Friday, August 15, 2014

Silent Grief

    When we hear the word grief, we think that someone has died. But there are other types of grief. There are types of grief that are kept silent, hidden away from others, never to be shared for fear of judgment. People with these types of grief fear telling others because of what others may think of them.
    
This week has been an eye opener not just for me, but for many who knew Robin Williams. No one on the outside looking in would have ever guessed that he would do what he did. He was famous, he had it all. Or so we all thought. You see, hidden grief affects all kinds of people. I didn't really think about this until my incident. People who are suffering from silent grief are less likely to reach out for help in any form. And it doesn't matter what walk of life they are from.
     
But that isn't where I want this to go today. Today I want to just talk about the fact that people hide things from those around them and in turn it causes grief. People fear rejection by those around them. They don't want others to know because they may judge them. People who have committed adultery, had an abortion, miscarried a baby, thoughts of suicide, PTSD and yes, eating disorders. These things can be very difficult for people to heal from because the person feels very alone in their grief. Because of this they are less likely to reach out to those around them and ask for help.
   
 I know I am not the only one who feels alone and ashamed due to my silent grief. I am sure anyone who is going through something they are to ashamed to tell anyone about feels the same.

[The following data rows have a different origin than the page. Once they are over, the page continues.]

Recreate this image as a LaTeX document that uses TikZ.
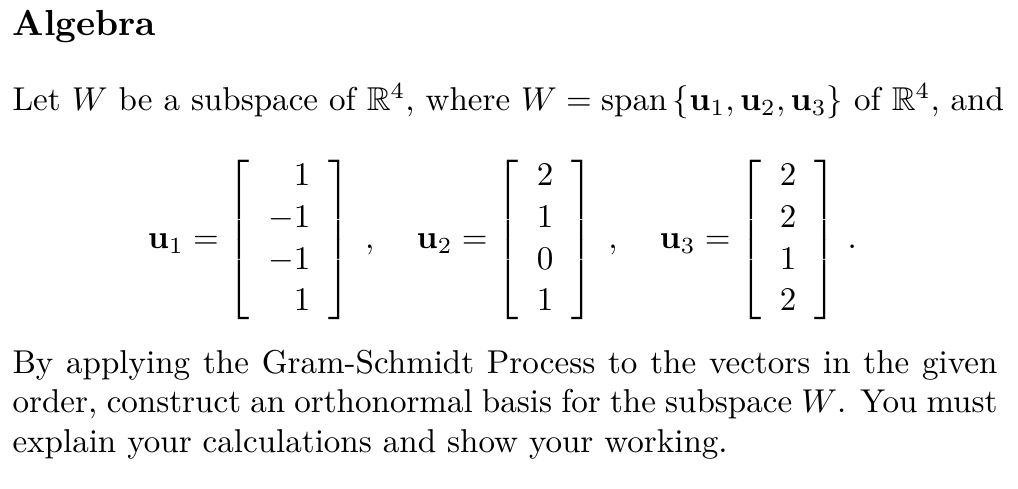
\documentclass[tikz,border=0pt]{standalone}
\usepackage{amsmath,amssymb}
\newcommand{\myvec}[2]{\left[\begin{array}{@{\hspace{5.5pt}}#1@{\hspace{5.5pt}}}#2\end{array}\right]}
\begin{document}
\begin{tikzpicture}[x=1pt,y=1pt,txt/.style={inner sep=0pt,anchor=base west}]
\useasboundingbox (0,0) rectangle (308,-147.7);
\node[txt] (title) at (3.6,-10.6) {\fontsize{10.95}{13}\selectfont\bfseries Algebra};
\node[txt] (l1) at (3.6,-33.4) {Let $W$ be a subspace of $\mathbb{R}^4$, where $W=\operatorname{span}\left\{\mathbf{u}_1,\mathbf{u}_2,\mathbf{u}_3\right\}$ of $\mathbb{R}^4$, and};
\node[inner sep=0pt] (m) at (152,-72.6) {$\displaystyle\renewcommand{\arraystretch}{1.05}
\mathbf{u}_1=\myvec{r}{1\\-1\\-1\\1}\;,\;\;\;\;
\mathbf{u}_2=\myvec{c}{2\\1\\0\\1}\;,\;\;\;\;
\mathbf{u}_3=\myvec{c}{2\\2\\1\\2}\,.$};
\node[inner sep=0pt,anchor=north west,text width=298pt,align=justify] (p) at (3.6,-105.7)
{By applying the Gram-Schmidt Process to the vectors in the given order, construct an orthonormal basis for the subspace $W$. You must explain your calculations and show your working.};
\end{tikzpicture}
\end{document}
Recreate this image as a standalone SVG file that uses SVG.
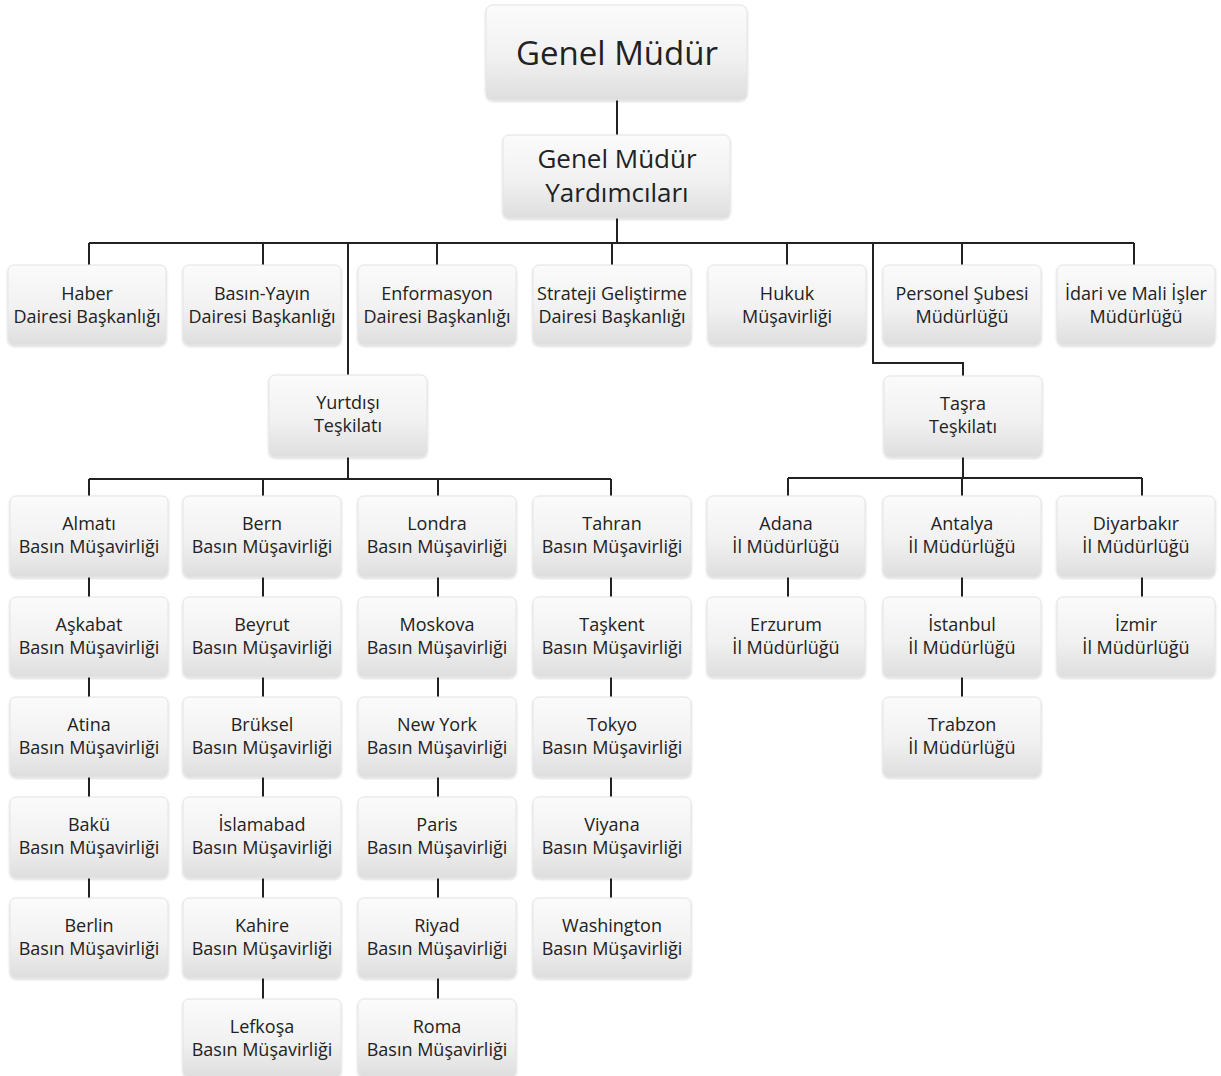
<svg xmlns="http://www.w3.org/2000/svg" width="1221" height="1076" viewBox="0 0 1221 1076">
<defs>
<linearGradient id="g" x1="0" y1="0" x2="0" y2="1">
<stop offset="0" stop-color="#fbfbfb"/>
<stop offset="0.55" stop-color="#f1f1f1"/>
<stop offset="1" stop-color="#dedede"/>
</linearGradient>
<filter id="sh" x="-10%" y="-10%" width="120%" height="130%">
<feDropShadow dx="0" dy="1" stdDeviation="1.2" flood-color="#000" flood-opacity="0.18"/>
</filter>
</defs>
<style>
.b{fill:url(#g);stroke:#e4e4e4;stroke-width:1;filter:url(#sh)}
.t{font-family:"Open Sans",Lato,"Liberation Sans",sans-serif;font-size:18px;fill:#222;text-anchor:middle}
.m{font-size:26px}
.l{font-size:33px}
.c{fill:none;stroke:#222;stroke-width:2}
</style>
<rect width="1221" height="1076" fill="#fff"/>
<g id="connectors">
<path class="c" d="M617 100V135M617 218V243M89 243H1134M89 243V265M263 243V265M437 243V265M612 243V265M787 243V265M962 243V265M1134 243V265"/>
<path class="c" d="M348 243V375M873 243V363H963V376"/>
<path class="c" d="M348 457V479M89 479H611M89 479V496M263 479V496M438 479V496M611 479V496"/>
<path class="c" d="M89 577V597M89 677V697M89 777V797M89 878V898"/>
<path class="c" d="M263 577V597M263 677V697M263 777V797M263 878V898M263 978V999"/>
<path class="c" d="M438 577V597M438 677V697M438 777V797M438 878V898M438 978V999"/>
<path class="c" d="M611 577V597M611 677V697M611 777V797M611 878V898"/>
<path class="c" d="M963 457V478M788 478H1142M788 478V496M962 478V496M1142 478V496"/>
<path class="c" d="M788 577V597M962 577V597M962 677V697M1142 577V597"/>
</g>
<g id="genel-mudur"><rect class="b" x="486" y="5" width="261" height="95" rx="7"/><text class="t l" x="617" y="65">Genel Müdür</text></g>
<g id="gmy"><rect class="b" x="503" y="135" width="227" height="83" rx="6"/><text class="t m" x="617" y="168">Genel Müdür</text><text class="t m" x="617" y="202">Yardımcıları</text></g>
<g id="haber"><rect class="b" x="8" y="265" width="158" height="80" rx="6"/><text class="t" x="87" y="300">Haber</text><text class="t" x="87" y="323">Dairesi Başkanlığı</text></g>
<g id="basin-yayin"><rect class="b" x="183" y="265" width="158" height="80" rx="6"/><text class="t" x="262" y="300">Basın-Yayın</text><text class="t" x="262" y="323">Dairesi Başkanlığı</text></g>
<g id="enformasyon"><rect class="b" x="358" y="265" width="158" height="80" rx="6"/><text class="t" x="437" y="300">Enformasyon</text><text class="t" x="437" y="323">Dairesi Başkanlığı</text></g>
<g id="strateji"><rect class="b" x="533" y="265" width="158" height="80" rx="6"/><text class="t" x="612" y="300">Strateji Geliştirme</text><text class="t" x="612" y="323">Dairesi Başkanlığı</text></g>
<g id="hukuk"><rect class="b" x="708" y="265" width="158" height="80" rx="6"/><text class="t" x="787" y="300">Hukuk</text><text class="t" x="787" y="323">Müşavirliği</text></g>
<g id="personel"><rect class="b" x="883" y="265" width="158" height="80" rx="6"/><text class="t" x="962" y="300">Personel Şubesi</text><text class="t" x="962" y="323">Müdürlüğü</text></g>
<g id="idari"><rect class="b" x="1057" y="265" width="158" height="80" rx="6"/><text class="t" x="1136" y="300">İdari ve Mali İşler</text><text class="t" x="1136" y="323">Müdürlüğü</text></g>
<g id="yurtdisi"><rect class="b" x="269" y="375" width="158" height="82" rx="6"/><text class="t" x="348" y="409">Yurtdışı</text><text class="t" x="348" y="432">Teşkilatı</text></g>
<g id="tasra"><rect class="b" x="884" y="376" width="158" height="81" rx="6"/><text class="t" x="963" y="410">Taşra</text><text class="t" x="963" y="433">Teşkilatı</text></g>
<g id="almati"><rect class="b" x="10" y="496" width="158" height="81" rx="6"/><text class="t" x="89" y="530">Almatı</text><text class="t" x="89" y="553">Basın Müşavirliği</text></g>
<g id="askabat"><rect class="b" x="10" y="597" width="158" height="80" rx="6"/><text class="t" x="89" y="631">Aşkabat</text><text class="t" x="89" y="654">Basın Müşavirliği</text></g>
<g id="atina"><rect class="b" x="10" y="697" width="158" height="80" rx="6"/><text class="t" x="89" y="731">Atina</text><text class="t" x="89" y="754">Basın Müşavirliği</text></g>
<g id="baku"><rect class="b" x="10" y="797" width="158" height="81" rx="6"/><text class="t" x="89" y="831">Bakü</text><text class="t" x="89" y="854">Basın Müşavirliği</text></g>
<g id="berlin"><rect class="b" x="10" y="898" width="158" height="80" rx="6"/><text class="t" x="89" y="932">Berlin</text><text class="t" x="89" y="955">Basın Müşavirliği</text></g>
<g id="bern"><rect class="b" x="183" y="496" width="158" height="81" rx="6"/><text class="t" x="262" y="530">Bern</text><text class="t" x="262" y="553">Basın Müşavirliği</text></g>
<g id="beyrut"><rect class="b" x="183" y="597" width="158" height="80" rx="6"/><text class="t" x="262" y="631">Beyrut</text><text class="t" x="262" y="654">Basın Müşavirliği</text></g>
<g id="bruksel"><rect class="b" x="183" y="697" width="158" height="80" rx="6"/><text class="t" x="262" y="731">Brüksel</text><text class="t" x="262" y="754">Basın Müşavirliği</text></g>
<g id="islamabad"><rect class="b" x="183" y="797" width="158" height="81" rx="6"/><text class="t" x="262" y="831">İslamabad</text><text class="t" x="262" y="854">Basın Müşavirliği</text></g>
<g id="kahire"><rect class="b" x="183" y="898" width="158" height="80" rx="6"/><text class="t" x="262" y="932">Kahire</text><text class="t" x="262" y="955">Basın Müşavirliği</text></g>
<g id="lefkosa"><rect class="b" x="183" y="999" width="158" height="78" rx="6"/><text class="t" x="262" y="1033">Lefkoşa</text><text class="t" x="262" y="1056">Basın Müşavirliği</text></g>
<g id="londra"><rect class="b" x="358" y="496" width="158" height="81" rx="6"/><text class="t" x="437" y="530">Londra</text><text class="t" x="437" y="553">Basın Müşavirliği</text></g>
<g id="moskova"><rect class="b" x="358" y="597" width="158" height="80" rx="6"/><text class="t" x="437" y="631">Moskova</text><text class="t" x="437" y="654">Basın Müşavirliği</text></g>
<g id="newyork"><rect class="b" x="358" y="697" width="158" height="80" rx="6"/><text class="t" x="437" y="731">New York</text><text class="t" x="437" y="754">Basın Müşavirliği</text></g>
<g id="paris"><rect class="b" x="358" y="797" width="158" height="81" rx="6"/><text class="t" x="437" y="831">Paris</text><text class="t" x="437" y="854">Basın Müşavirliği</text></g>
<g id="riyad"><rect class="b" x="358" y="898" width="158" height="80" rx="6"/><text class="t" x="437" y="932">Riyad</text><text class="t" x="437" y="955">Basın Müşavirliği</text></g>
<g id="roma"><rect class="b" x="358" y="999" width="158" height="78" rx="6"/><text class="t" x="437" y="1033">Roma</text><text class="t" x="437" y="1056">Basın Müşavirliği</text></g>
<g id="tahran"><rect class="b" x="533" y="496" width="158" height="81" rx="6"/><text class="t" x="612" y="530">Tahran</text><text class="t" x="612" y="553">Basın Müşavirliği</text></g>
<g id="taskent"><rect class="b" x="533" y="597" width="158" height="80" rx="6"/><text class="t" x="612" y="631">Taşkent</text><text class="t" x="612" y="654">Basın Müşavirliği</text></g>
<g id="tokyo"><rect class="b" x="533" y="697" width="158" height="80" rx="6"/><text class="t" x="612" y="731">Tokyo</text><text class="t" x="612" y="754">Basın Müşavirliği</text></g>
<g id="viyana"><rect class="b" x="533" y="797" width="158" height="81" rx="6"/><text class="t" x="612" y="831">Viyana</text><text class="t" x="612" y="854">Basın Müşavirliği</text></g>
<g id="washington"><rect class="b" x="533" y="898" width="158" height="80" rx="6"/><text class="t" x="612" y="932">Washington</text><text class="t" x="612" y="955">Basın Müşavirliği</text></g>
<g id="adana"><rect class="b" x="707" y="496" width="158" height="81" rx="6"/><text class="t" x="786" y="530">Adana</text><text class="t" x="786" y="553">İl Müdürlüğü</text></g>
<g id="erzurum"><rect class="b" x="707" y="597" width="158" height="80" rx="6"/><text class="t" x="786" y="631">Erzurum</text><text class="t" x="786" y="654">İl Müdürlüğü</text></g>
<g id="antalya"><rect class="b" x="883" y="496" width="158" height="81" rx="6"/><text class="t" x="962" y="530">Antalya</text><text class="t" x="962" y="553">İl Müdürlüğü</text></g>
<g id="istanbul"><rect class="b" x="883" y="597" width="158" height="80" rx="6"/><text class="t" x="962" y="631">İstanbul</text><text class="t" x="962" y="654">İl Müdürlüğü</text></g>
<g id="trabzon"><rect class="b" x="883" y="697" width="158" height="80" rx="6"/><text class="t" x="962" y="731">Trabzon</text><text class="t" x="962" y="754">İl Müdürlüğü</text></g>
<g id="diyarbakir"><rect class="b" x="1057" y="496" width="158" height="81" rx="6"/><text class="t" x="1136" y="530">Diyarbakır</text><text class="t" x="1136" y="553">İl Müdürlüğü</text></g>
<g id="izmir"><rect class="b" x="1057" y="597" width="158" height="80" rx="6"/><text class="t" x="1136" y="631">İzmir</text><text class="t" x="1136" y="654">İl Müdürlüğü</text></g>
</svg>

     So with this in mind, I want to just say that grief recovery isn't just for those who have lost a loved one. It is beneficial for anyone who has had a situation that has broken their heart. It is important to reach out, even though you may feel ashamed, or scared to tell someone about it, and ask for help. Don't just shove it down inside and try to hide it because it is never truly hidden. You see, you always know that it is there. You always suffer its effects. It may be hidden temporarily, but like a seed put in the ground, it will grow.

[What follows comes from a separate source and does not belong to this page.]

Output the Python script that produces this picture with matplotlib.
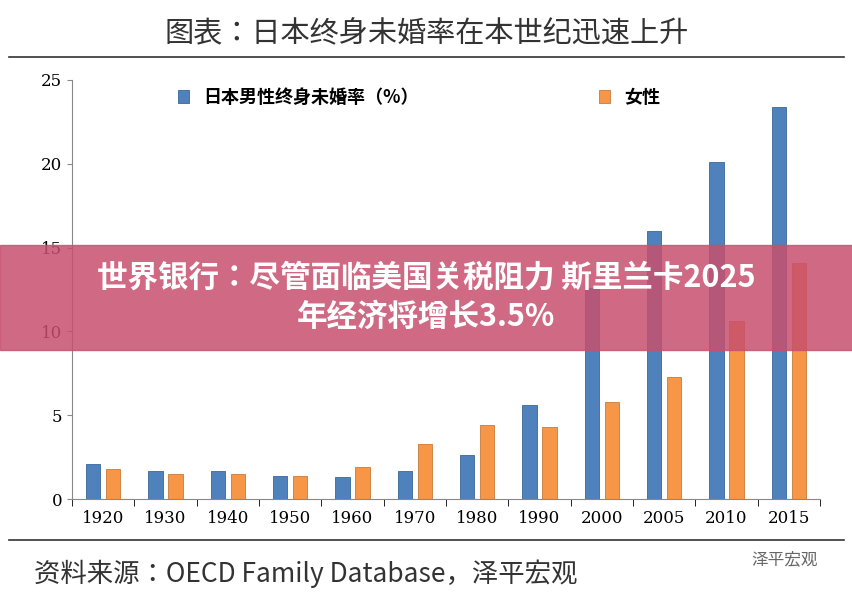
import matplotlib.pyplot as plt
import numpy as np
from matplotlib.patches import Rectangle
from matplotlib import font_manager

cjk = sorted({f.name for f in font_manager.fontManager.ttflist if 'CJK' in f.name})
plt.rcParams['font.family'] = (cjk[:1] or ['Noto Sans CJK SC']) + ['DejaVu Sans']
CJK = plt.rcParams['font.family'][0]

years = ['1920', '1930', '1940', '1950', '1960', '1970', '1980', '1990', '2000', '2005', '2010', '2015']
male = [2.1, 1.7, 1.7, 1.4, 1.3, 1.7, 2.6, 5.6, 12.6, 16.0, 20.1, 23.4]
female = [1.8, 1.5, 1.5, 1.4, 1.9, 3.3, 4.4, 4.3, 5.8, 7.3, 10.6, 14.1]

fig = plt.figure(figsize=(8.53, 5.95), dpi=100)
ax = fig.add_axes([72 / 853, 1 - 499 / 595, 748 / 853, 419 / 595])

x = np.arange(len(years))
w = 0.23
ax.bar(x - 0.16, male, w, color='#4f81bd', edgecolor='#3a6797', linewidth=0.6, label='日本男性终身未婚率（%）')
ax.bar(x + 0.16, female, w, color='#f79646', edgecolor='#c87a3a', linewidth=0.6, label='女性')

ax.set_xlim(-0.5, len(years) - 0.5)
ax.set_ylim(0, 25)
ax.set_yticks([0, 5, 10, 15, 20, 25])
ax.set_xticks(x)
ax.set_xticklabels(years, fontfamily='DejaVu Serif', fontsize=12)
for t in ax.get_yticklabels():
    t.set_fontfamily('DejaVu Serif')
    t.set_fontsize(12)
for s in ['top', 'right']:
    ax.spines[s].set_visible(False)
ax.spines['left'].set_color('#888888')
ax.spines['bottom'].set_color('#888888')
ax.tick_params(color='#888888')
ax.set_xticks(np.arange(-0.5, len(years)), minor=True)
ax.tick_params(axis='x', which='major', length=0, pad=8)
ax.tick_params(axis='x', which='minor', length=5)
ax.legend(loc='upper left', bbox_to_anchor=(0.12, 1.02), ncol=2, frameon=False,
          prop={'family': CJK, 'weight': 'bold', 'size': 13}, columnspacing=10, handlelength=0.6)

fig.text(0.5, 0.943, '图表：日本终身未婚率在本世纪迅速上升', ha='center', va='center', fontsize=21, color='#333333')
fig.add_artist(plt.Line2D([0.01, 0.99], [0.905, 0.905], color='#333333', lw=1.2))
fig.add_artist(plt.Line2D([0.01, 0.99], [0.092, 0.092], color='#333333', lw=1.2))
fig.text(0.04, 0.035, '资料来源：OECD Family Database，泽平宏观', ha='left', va='center', fontsize=19,
         color='#333333', style='italic')
fig.text(0.92, 0.06, '泽平宏观', ha='center', va='center', fontsize=12, color='#666666')

fig.add_artist(Rectangle((0, 1 - 350 / 595), 1, 105 / 595, transform=fig.transFigure,
                         color='#c8506e', alpha=0.85, zorder=10))
fig.text(0.5, 1 - 297 / 595, '世界银行：尽管面临美国关税阻力 斯里兰卡2025\n年经济将增长3.5%', ha='center', va='center',
         fontsize=22, fontweight='bold', color='white', zorder=11, linespacing=1.3)

fig.savefig('out.png', dpi=100)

     It will grow and before you know it, your "secret" is eating away at you. It begins to cause problems in your life, work, family and friendships. It  wakes you up in the night or gives you awful dreams. Your health begins to falter and those around you are confused as to why. You become angry about everything, or little things set you off. You become very critical about everyone around you because you don't want to admit what is going on inside of you. Maintaining that "Secret" becomes the most important thing in your life and it is draining. You feel so alone like the only person who has every been where you are at in this moment. You aren't.

     You see, no matter what grief experience you are going through, be it the death of a loved one or a silent grief, there is one thing that remains true in every one: God is always there. He is right beside you and not there to condemn or to make you feel guilty. He isn't there as judge. He will not leave you or forsake you in your grief. He is there to reach out a helping hand, to help you through every heartbreak you will go through. He is there to place His healing touch on your life and your situations. He is ever faithful to us. A true help in our time of trouble.

     God feels such an incredible compassion for us when we are deeply hurt or when we repent from sin. There is absolutely NOTHING we could do, or nothing that has been done to us that would ever make God love us any less. He created us and He loves us. That means that He is with us for the long haul.  He won't give up on me and I know He won't give up on you. There is nothing anyone could do that will make Him love us less. God will not quit on you, He won't falter as you travel along the journey of healing.

     I am learning that God's compassion is new every single morning. That as I walk along this journey, and might I add that I am scared, He is so very faithful to walk it with me and at times, if need be, to carry me through them. He will be with me as step by step I begin this journey of healing. And I want everyone else to know, He is there for you to. This doesn't mean that you have to go public with your story like I am choosing to. Your journey, your repentance need only be between you and God. I would encourage you to talk to someone about it though. You see, the devil loves to make you feel like your secrets need to stay secret. That you must keep them hidden or others will think bad of you. That is a lie and if people do think bad of you then shame on them. It is not for them to judge you. There is healing in telling your story to someone. I just encourage you to make sure it is someone who can help you and guide you in the right direction.

    I want to be free from this burden and I want others who are feeling trapped like I do to feel freedom as well.  I am praying for peace and healing for anyone who might be suffering from a grief, be it loss or silent grief, right now. I know it isn't easy, its a burden so heavy that you feel you will die from it. I know what its like to fear rejection and judgment, but I want you to know that there are also those who will love you no matter what. And God will always love you. There is hope and healing that can be found when you reach out for it. I encourage you to find help, and find rest. Don't try to do it alone anymore. May God's peace and healing be in all our lives.